History books note that railroads and business pioneers were important to the growth of early Spokane.

Just as important to the region were the mechanical and construction skills of men like Frederick Post, a German immigrant who trained as a millwright. After stops in Illinois, Portland and San Francisco, he arrived and settled in Idaho in 1871. He brought equipment to build a lumber mill and a flour mill. Post started a ranch in the Rathdrum area and began negotiating with the Coeur d’Alene Indians.

Local legend says that Post and Chief Andrew Seltice met in 1871 at a rock outcropping, now called Treaty Rock, to cut a deal to purchase Indian land nearby for $500. Post began to build a lumber mill on the Spokane River. It wouldn’t be finished until about 1880, and he would then lease it to various operators to manage. He also built a flour mill there.

Spokane’s founder James Glover, who settled here in 1874, gave Post 40 acres in Spokane to encourage Post to build a flour mill. Post built a Spokane mill and a home for his family, then sold most of Glover’s land to investors in the Washington Water Power Company, a group seeking ownership of the waterfalls in Spokane for future hydropower development.

Post sold the Spokane flour mill just a few years later, in 1879, for the tidy sum of $97,300 and turned his focus back to his property in Idaho.

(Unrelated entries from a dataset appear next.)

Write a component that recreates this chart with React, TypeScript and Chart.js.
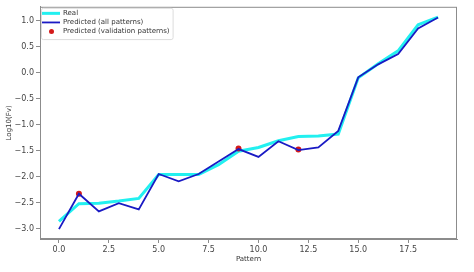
import React, { useEffect, useRef } from "react";
import { Chart, registerables } from "chart.js";

Chart.register(...registerables);

const patterns = [0, 1, 2, 3, 4, 5, 6, 7, 8, 9, 10, 11, 12, 13, 14, 15, 16, 17, 18, 19];
const realValues = [-2.86, -2.52, -2.51, -2.47, -2.42, -1.96, -1.96, -1.96, -1.77, -1.51, -1.44, -1.31, -1.23, -1.22, -1.18, -0.1, 0.17, 0.42, 0.92, 1.07];
const predictedValues = [-3.01, -2.33, -2.67, -2.51, -2.63, -1.95, -2.09, -1.95, -1.71, -1.47, -1.62, -1.32, -1.49, -1.44, -1.12, -0.09, 0.16, 0.36, 0.85, 1.06];
const validationPatterns = [1, 9, 12];
const validationValues = [-2.33, -1.46, -1.48];
const xTicks = [0, 2.5, 5, 7.5, 10, 12.5, 15, 17.5];
const yTicks = [-3, -2.5, -2, -1.5, -1, -0.5, 0, 0.5, 1];
const seriesLabels = ["Real", "Predicted (all patterns)", "Predicted (validation patterns)"];

const FONT = "'DejaVu Sans', sans-serif";

const framePlugin = {
  id: "frameAndLegend",
  afterDraw(chart: any) {
    const { ctx, chartArea } = chart;
    ctx.save();
    ctx.strokeStyle = "#8c8c8c";
    ctx.lineWidth = 1;
    ctx.strokeRect(chartArea.left + 0.5, chartArea.top + 0.5, chartArea.right - chartArea.left - 1, chartArea.bottom - chartArea.top - 1);

    // legend
    const lx = chartArea.left + 1;
    const ly = chartArea.top + 1;
    const rowH = 9.1;
    ctx.font = `7px ${FONT}`;
    const widths = chart.data.datasets.map((d: any) => ctx.measureText(d.label).width);
    const boxW = 22 + Math.max(...widths) + 3;
    const boxH = rowH * chart.data.datasets.length + 4;
    ctx.fillStyle = "rgba(255,255,255,0.85)";
    ctx.strokeStyle = "#dcdcdc";
    ctx.beginPath();
    ctx.roundRect(lx + 0.5, ly + 0.5, boxW, boxH, 2);
    ctx.fill();
    ctx.stroke();
    chart.data.datasets.forEach((d: any, i: number) => {
      const cy = ly + 1 + rowH * i + rowH / 2;
      if (d.showLine === false) {
        ctx.fillStyle = d.pointBackgroundColor;
        ctx.beginPath();
        ctx.arc(lx + 10.5, cy, 2.5, 0, Math.PI * 2);
        ctx.fill();
      } else {
        ctx.strokeStyle = d.borderColor;
        ctx.lineWidth = d.borderWidth;
        ctx.beginPath();
        ctx.moveTo(lx + 1, cy);
        ctx.lineTo(lx + 19, cy);
        ctx.stroke();
      }
      ctx.fillStyle = "#333";
      ctx.textBaseline = "middle";
      ctx.textAlign = "left";
      ctx.fillText(d.label, lx + 22, cy);
    });
    ctx.restore();
  },
};

export default function App() {
  const ref = useRef<HTMLCanvasElement>(null);
  useEffect(() => {
    const canvas = ref.current!;
    const chart = new Chart(canvas, {
      type: "line",
      data: {
        datasets: [
          {
            label: seriesLabels[0],
            data: patterns.map((x, i) => ({ x, y: realValues[i] })),
            borderColor: "#22f0f0",
            borderWidth: 3,
            pointRadius: 0,
            order: 3,
          },
          {
            label: seriesLabels[1],
            data: patterns.map((x, i) => ({ x, y: predictedValues[i] })),
            borderColor: "#1a1ac4",
            borderWidth: 1.8,
            pointRadius: 0,
            order: 1,
          },
          {
            label: seriesLabels[2],
            data: validationPatterns.map((x, i) => ({ x, y: validationValues[i] })),
            showLine: false,
            pointRadius: 3,
            pointBackgroundColor: "#d41a1a",
            pointBorderWidth: 0,
            borderColor: "#d41a1a",
            order: 2,
          },
        ] as any,
      },
      options: {
        animation: false,
        responsive: false,
        layout: { padding: { left: 0, top: 5, right: 17, bottom: 0 } },
        plugins: { legend: { display: false }, tooltip: { enabled: false } },
        scales: {
          x: {
            type: "linear",
            min: -0.95,
            max: 19.95,
            afterBuildTicks: (s: any) => { s.ticks = xTicks.map((v) => ({ value: v })); },
            afterFit: (s: any) => { s.height = 33; },
            ticks: {
              font: { family: FONT, size: 8 },
              color: "#444",
              padding: 2,
              maxRotation: 0,
              callback: (v: any) => Number(v).toFixed(1),
            },
            grid: { drawOnChartArea: false, tickLength: 4, color: "#8c8c8c" },
            border: { color: "#8c8c8c" },
            title: { display: true, text: "Pattern", font: { family: FONT, size: 7 }, color: "#333", padding: { top: 0, bottom: 9 } },
          },
          y: {
            type: "linear",
            min: -3.2,
            max: 1.267,
            afterBuildTicks: (s: any) => { s.ticks = yTicks.map((v) => ({ value: v })); },
            afterFit: (s: any) => { s.width = 40; },
            ticks: {
              font: { family: FONT, size: 8 },
              color: "#444",
              padding: 2,
              callback: (v: any) => (Number(v) < 0 ? "\u2212" + Math.abs(Number(v)).toFixed(1) : Number(v).toFixed(1)),
            },
            grid: { drawOnChartArea: false, tickLength: 4, color: "#8c8c8c" },
            border: { color: "#8c8c8c" },
            title: { display: true, text: "Log10(Fv)", font: { family: FONT, size: 7 }, color: "#333", padding: { top: 5, bottom: 0 } },
          },
        },
      },
      plugins: [framePlugin],
    });
    return () => chart.destroy();
  }, []);
  return (
    <div style={{ position: "fixed", left: 0, top: 0, width: 474, height: 272, background: "#fff" }}>
      <canvas ref={ref} width={474} height={272} style={{ width: 474, height: 272 }} />
    </div>
  );
}
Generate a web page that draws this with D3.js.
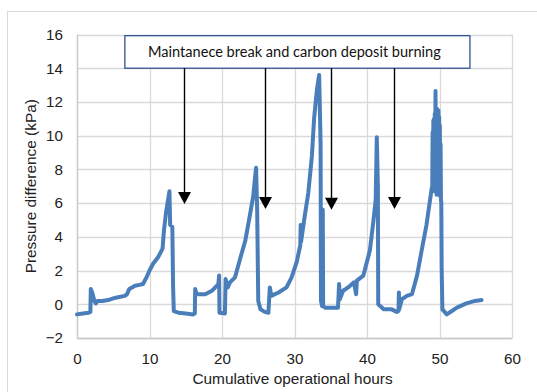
<!DOCTYPE html>
<html>
<head>
<meta charset="utf-8">
<script src="https://cdn.jsdelivr.net/npm/d3@7"></script>
<style>
  html, body { margin: 0; padding: 0; background: #fff; }
  svg { display: block; }
</style>
</head>
<body>
<svg id="chart" width="537" height="392"></svg>
<script>
// ---- data ----
const hours = [
  0, 0.8, 1.6, 1.85, 1.9, 2.1, 2.4, 2.6, 2.8, 3.5, 4.3, 5.0, 5.5, 6.6, 6.9, 7.2, 7.6, 8.0, 8.6, 9.1,
  9.6, 10.0, 10.5, 11.2, 11.8, 12.0, 12.3, 12.6, 12.75, 12.85, 13.15, 13.25, 13.35, 14.0, 15.0, 16.0,
  16.25, 16.3, 16.5, 17.7, 18.6, 19.5, 19.6, 19.65, 20.4, 20.5, 20.8, 21.1, 21.8, 22.5, 23.2, 23.9,
  24.3, 24.7, 24.85, 25.0, 25.3, 25.9, 26.4, 26.6, 26.8, 27.8, 28.9, 29.6, 30.3, 30.8, 30.85, 30.9,
  31.4, 31.9, 32.4, 32.7, 33.1, 33.4, 33.6, 33.65, 33.8, 33.9, 33.95, 34.2, 35.0, 36.0, 36.15, 36.25,
  36.7, 37.4, 38.2, 38.5, 38.6, 39.5, 40.4, 40.9, 41.2, 41.35, 41.5, 41.55, 42.3, 43.4, 44.1, 44.35,
  44.4, 44.45, 44.8, 45.5, 46.2, 46.9, 47.5, 48.2, 48.7, 48.9,
  49.0, 49.05, 49.1, 49.15, 49.2, 49.25, 49.3, 49.35, 49.4, 49.45, 49.5, 49.55, 49.6, 49.65, 49.7,
  49.75, 49.8, 49.85, 49.9, 49.95, 50.0, 50.05, 50.1, 50.15, 50.2,
  50.25, 50.3, 50.4, 51.0, 51.7, 52.4, 53.7, 54.9, 55.8
];
const pressure = [
  -0.6, -0.55, -0.5, -0.45, 0.9, 0.7, 0.2, 0.05, 0.2, 0.2, 0.25, 0.35, 0.4, 0.5, 0.6, 0.9, 1.0, 1.1, 1.15, 1.2,
  1.6, 2.0, 2.4, 2.8, 3.3, 4.4, 5.5, 6.3, 6.7, 4.7, 4.6, 1.1, -0.4, -0.5, -0.55, -0.6,
  -0.55, 0.9, 0.6, 0.6, 0.8, 1.2, 1.7, -0.5, -0.55, 1.5, 1.0, 1.3, 1.6, 2.7, 3.75, 5.4,
  6.4, 8.1, 5.6, 0.2, -0.3, -0.45, -0.5, 1.0, 0.5, 0.7, 1.0, 1.6, 2.5, 3.5, 4.7, 3.7,
  5.2, 6.6, 8.8, 11.0, 12.75, 13.6, 9.5, 0.2, -0.1, 5.6, -0.1, -0.2, -0.2, -0.2, 1.2, 0.3,
  0.8, 1.0, 1.3, 0.6, 1.4, 1.7, 3.2, 5.0, 6.2, 9.9, 7.0, 0.0, -0.3, -0.3, -0.45, -0.4,
  0.7, -0.3, 0.3, 0.5, 0.6, 1.7, 3.1, 4.7, 6.2, 6.8,
  7.0, 10.2, 6.8, 10.9, 7.2, 11.0, 6.7, 11.3, 7.5, 12.65, 8.5, 11.2, 6.5, 11.6, 7.0,
  11.4, 6.6, 11.5, 7.2, 11.1, 6.5, 10.6, 6.4, 9.5, 6.2,
  6.0, 2.1, -0.3, -0.6, -0.4, -0.2, 0.05, 0.2, 0.25
];
const xTicks = [0, 10, 20, 30, 40, 50, 60];
const yTicks = [-2, 0, 2, 4, 6, 8, 10, 12, 14, 16];
const arrowHours = [14.8, 25.9, 35.0, 43.7];
const arrowTipKPa = [5.95, 5.65, 5.6, 5.65];
const noteText = "Maintanece break and carbon deposit burning";
const noteHours = [6.6, 54.2];
const noteKPa = [15.93, 14.0];
const xTitle = "Cumulative operational hours";
const yTitle = "Pressure difference (kPa)";

// ---- layout ----
const W = 537, H = 392;
const plot = { left: 77, right: 512, top: 34.5, bottom: 338 };
const svg = d3.select("#chart");
const FONT = "Liberation Sans, Arial, sans-serif";

const x = d3.scaleLinear().domain([0, 60]).range([plot.left, plot.right]);
const y = d3.scaleLinear().domain([-2, 16]).range([plot.bottom, plot.top]);

// outer chart border
svg.append("rect")
  .attr("x", 7.5).attr("y", 11.5).attr("width", W + 20).attr("height", H + 20)
  .attr("fill", "#fff").attr("stroke", "#d9d9d9").attr("stroke-width", 1);

// gridlines
const grid = svg.append("g");
grid.selectAll("line.h").data(yTicks).join("line")
  .attr("x1", plot.left).attr("x2", plot.right)
  .attr("y1", d => Math.round(y(d)) + 0.5).attr("y2", d => Math.round(y(d)) + 0.5)
  .attr("stroke", "#d9d9d9").attr("stroke-width", 1.3);
grid.selectAll("line.v").data(xTicks).join("line")
  .attr("y1", plot.top).attr("y2", plot.bottom)
  .attr("x1", d => Math.round(x(d)) + 0.5).attr("x2", d => Math.round(x(d)) + 0.5)
  .attr("stroke", "#d9d9d9").attr("stroke-width", 1.3);

// axes
const xAxis = d3.axisBottom(x).tickValues(xTicks).tickSize(0).tickPadding(15);
const yAxis = d3.axisLeft(y).tickValues(yTicks).tickSize(0).tickPadding(14);
const gx = svg.append("g").attr("transform", `translate(0,${plot.bottom})`).call(xAxis);
const gy = svg.append("g").attr("transform", `translate(${plot.left},0)`).call(yAxis);
[gx, gy].forEach(g => {
  g.select(".domain").attr("stroke", "#c8c8c8").attr("stroke-width", 1.3);
  g.selectAll("text").attr("font-family", FONT)
    .attr("font-size", 15.2).attr("fill", "#222");
});

// series line
const pts = hours.map((h, i) => [h, pressure[i]]);
const line = d3.line().x(d => x(d[0])).y(d => y(d[1]));
svg.append("path").datum(pts)
  .attr("d", line).attr("fill", "none")
  .attr("stroke", "#4a7ebb").attr("stroke-width", 4)
  .attr("stroke-linejoin", "round").attr("stroke-linecap", "round");

// annotation box
const bx0 = x(noteHours[0]), bx1 = x(noteHours[1]);
const by0 = y(noteKPa[0]), by1 = y(noteKPa[1]);
svg.append("rect")
  .attr("x", bx0).attr("y", by0).attr("width", bx1 - bx0).attr("height", by1 - by0)
  .attr("fill", "#fff").attr("stroke", "#2f528f").attr("stroke-width", 1.3);
const note = svg.append("text")
  .attr("x", (bx0 + bx1) / 2 - 3).attr("y", (by0 + by1) / 2 + 5)
  .attr("text-anchor", "middle")
  .attr("font-family", "Lato, 'Open Sans', sans-serif")
  .attr("font-size", 14).attr("fill", "#111")
  .text(noteText);
// fit text width to reference (~293px)
const tw = note.node().getComputedTextLength();
note.attr("font-size", 14 * 293 / tw);

// arrows
const headH = 12, headW = 13;
arrowHours.forEach((h, i) => {
  const ax = Math.round(x(h)) + 0.5;
  const tip = y(arrowTipKPa[i]);
  svg.append("line")
    .attr("x1", ax).attr("x2", ax).attr("y1", by1).attr("y2", tip - headH + 1)
    .attr("stroke", "#000").attr("stroke-width", 1.4);
  svg.append("path")
    .attr("d", `M${ax - headW / 2},${tip - headH} L${ax + headW / 2},${tip - headH} L${ax},${tip} Z`)
    .attr("fill", "#000");
});

// axis titles
svg.append("text")
  .attr("x", (plot.left + plot.right) / 2 - 2).attr("y", 384)
  .attr("text-anchor", "middle")
  .attr("font-family", FONT).attr("font-size", 15.4).attr("fill", "#222")
  .text(xTitle);
svg.append("text")
  .attr("transform", `translate(36,${(plot.top + plot.bottom) / 2}) rotate(-90)`)
  .attr("text-anchor", "middle")
  .attr("font-family", FONT).attr("font-size", 15.4).attr("fill", "#222")
  .text(yTitle);
</script>
</body>
</html>
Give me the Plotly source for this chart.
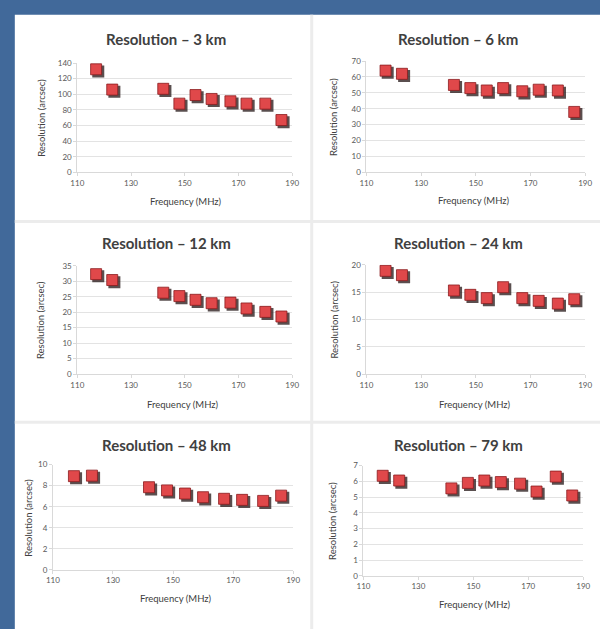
import plotly.graph_objects as go

# Observing frequencies (MHz), shared by all six baselines
freq = [117, 123, 142, 148, 154, 160, 167, 173, 180, 186]

# Resolution (arcsec) per baseline length
res_3km = [132, 106, 107, 88, 99, 94, 91, 88, 88, 67]
res_6km = [64, 62, 55, 53, 51.5, 53, 51, 52, 51.5, 38]
res_12km = [32.3, 30.4, 26.3, 25.2, 24.0, 22.9, 23.1, 21.2, 20.1, 18.6]
res_24km = [18.9, 18.1, 15.3, 14.5, 13.9, 15.9, 13.9, 13.4, 12.9, 13.7]
res_48km = [8.9, 8.95, 7.85, 7.55, 7.25, 6.9, 6.75, 6.65, 6.55, 7.05]
res_79km = [6.35, 6.05, 5.55, 5.9, 6.05, 5.95, 5.85, 5.35, 6.3, 5.1]

titles = ["Resolution \u2013 3 km", "Resolution \u2013 6 km", "Resolution \u2013 12 km",
          "Resolution \u2013 24 km", "Resolution \u2013 48 km", "Resolution \u2013 79 km"]
series = [res_3km, res_6km, res_12km, res_24km, res_48km, res_79km]
y_max = [140, 70, 35, 20, 10, 7]
y_step = [20, 10, 5, 5, 2, 1]
x_ticks = [110, 130, 150, 170, 190]

W, H = 600, 629

# Plot-area boxes in pixels: (left, right, top, bottom)
boxes = [
    (72, 292, 59, 170),
    (368, 592, 57, 170),
    (72, 292, 265, 375),
    (368, 592, 264, 375),
    (47, 293, 467, 574),
    (365, 590, 468, 580),
]
# Title centre, y-title x, x-title centre
title_pos = [(163, 35), (462, 35), (163, 242), (462, 242), (163, 447), (462, 447)]
ytitle_x = [35, 335, 35, 335, 22, 333]
xtitle_pos = [(183, 200), (478, 199), (180, 406), (479, 406), (173, 603), (479, 609)]

FONT = "Lato"
SHADOW_PX = 2.2

fig = go.Figure()
layout = {}
annotations = []

for i in range(6):
    l, r, t, b = boxes[i]
    xd = [l / W, r / W]
    yd = [1 - b / H, 1 - t / H]
    base = i + 1          # hidden axes carrying the drop shadow
    top = i + 7           # visible axes carrying the markers
    dx = SHADOW_PX * 80 / (r - l)
    dy = SHADOW_PX * y_max[i] / (b - t)

    layout[f"xaxis{base}"] = dict(domain=xd, range=[110 - dx, 190 - dx], anchor=f"y{base}",
                                  visible=False, fixedrange=True)
    layout[f"yaxis{base}"] = dict(domain=yd, range=[0 + dy, y_max[i] + dy], anchor=f"x{base}",
                                  visible=False, fixedrange=True)
    layout[f"xaxis{top}"] = dict(
        domain=xd, range=[110, 190], anchor=f"y{top}", overlaying=f"x{base}",
        tickvals=x_ticks, ticktext=[str(v) for v in x_ticks],
        showgrid=False, showline=True, linecolor="#d9d9d9", linewidth=1,
        ticks="outside", ticklen=3, tickcolor="#d9d9d9",
        tickfont=dict(family=FONT, size=8, color="#595959"), fixedrange=True,
    )
    layout[f"yaxis{top}"] = dict(
        domain=yd, range=[0, y_max[i]], anchor=f"x{top}", overlaying=f"y{base}",
        tickvals=list(range(0, y_max[i] + 1, y_step[i])),
        showgrid=True, gridcolor="#e3e3e3", gridwidth=1,
        showline=True, linecolor="#d9d9d9", linewidth=1,
        ticks="outside", ticklen=3, tickcolor="#d9d9d9",
        tickfont=dict(family=FONT, size=8, color="#595959"),
        zeroline=False, fixedrange=True,
    )

    fig.add_trace(go.Scatter(
        x=freq, y=series[i], mode="markers", xaxis=f"x{base}", yaxis=f"y{base}",
        marker=dict(symbol="square", size=12, color="rgba(35,20,20,0.75)", line=dict(width=0)),
        showlegend=False, hoverinfo="skip",
    ))
    fig.add_trace(go.Scatter(
        x=freq, y=series[i], mode="markers", xaxis=f"x{top}", yaxis=f"y{top}",
        marker=dict(symbol="square", size=11, color="#e0484a",
                    line=dict(width=0.8, color="#8a1c1e")),
        showlegend=False,
    ))

    tx, ty = title_pos[i]
    annotations.append(dict(text=f"<b>{titles[i]}</b>", x=tx / W, y=1 - ty / H, xref="paper",
                            yref="paper", showarrow=False, xanchor="center", yanchor="middle",
                            font=dict(family=FONT, size=15, color="#404040")))
    annotations.append(dict(text="Resolution (arcsec)", x=ytitle_x[i] / W, y=1 - (t + b) / 2 / H,
                            xref="paper", yref="paper", showarrow=False, textangle=-90,
                            xanchor="center", yanchor="middle",
                            font=dict(family=FONT, size=9.5, color="#404040")))
    xx, xy = xtitle_pos[i]
    annotations.append(dict(text="Frequency (MHz)", x=xx / W, y=1 - xy / H, xref="paper",
                            yref="paper", showarrow=False, xanchor="center", yanchor="middle",
                            font=dict(family=FONT, size=9.5, color="#404040")))

shapes = [
    # white sheet holding the six panels, running off the right and bottom edges
    dict(type="rect", xref="paper", yref="paper", x0=8 / W, x1=1.1, y0=-0.1, y1=1 - 10 / H,
         fillcolor="white", line=dict(width=0), layer="below"),
    # panel separators
    dict(type="line", xref="paper", yref="paper", x0=312 / W, x1=312 / W, y0=-0.1, y1=1 - 10 / H,
         line=dict(color="#ececec", width=3), layer="below"),
    dict(type="line", xref="paper", yref="paper", x0=8 / W, x1=1.1, y0=1 - 220 / H, y1=1 - 220 / H,
         line=dict(color="#ececec", width=3), layer="below"),
    dict(type="line", xref="paper", yref="paper", x0=8 / W, x1=1.1, y0=1 - 424 / H, y1=1 - 424 / H,
         line=dict(color="#ececec", width=3), layer="below"),
]

fig.update_layout(
    width=W, height=H, margin=dict(l=0, r=0, t=0, b=0),
    paper_bgcolor="#41699a", plot_bgcolor="rgba(0,0,0,0)",
    annotations=annotations, shapes=shapes, **layout,
)

fig.write_html("out.html", config={"displayModeBar": False})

The Northern Pacific Railroad went through Rathdrum, and Post also built a sawmill there.

Post gave his Rathdrum-area property to his son-in-law Charles West Wood, after whom the town was named “Westwood,” which would become the early county seat of Kootenai County.

The Post Falls lumber mill was on the north channel of the river, and Post’s flour mill was on the middle channel. The south channel is blocked by a simple spillway dam. Washington Water Power took over the dams in 1902, constructing a new power plant on the middle channel in 1906.

After playing a crucial role in the founding of Rathdrum, Post Falls and Spokane, Post retired from business in 1898. He died in 1908.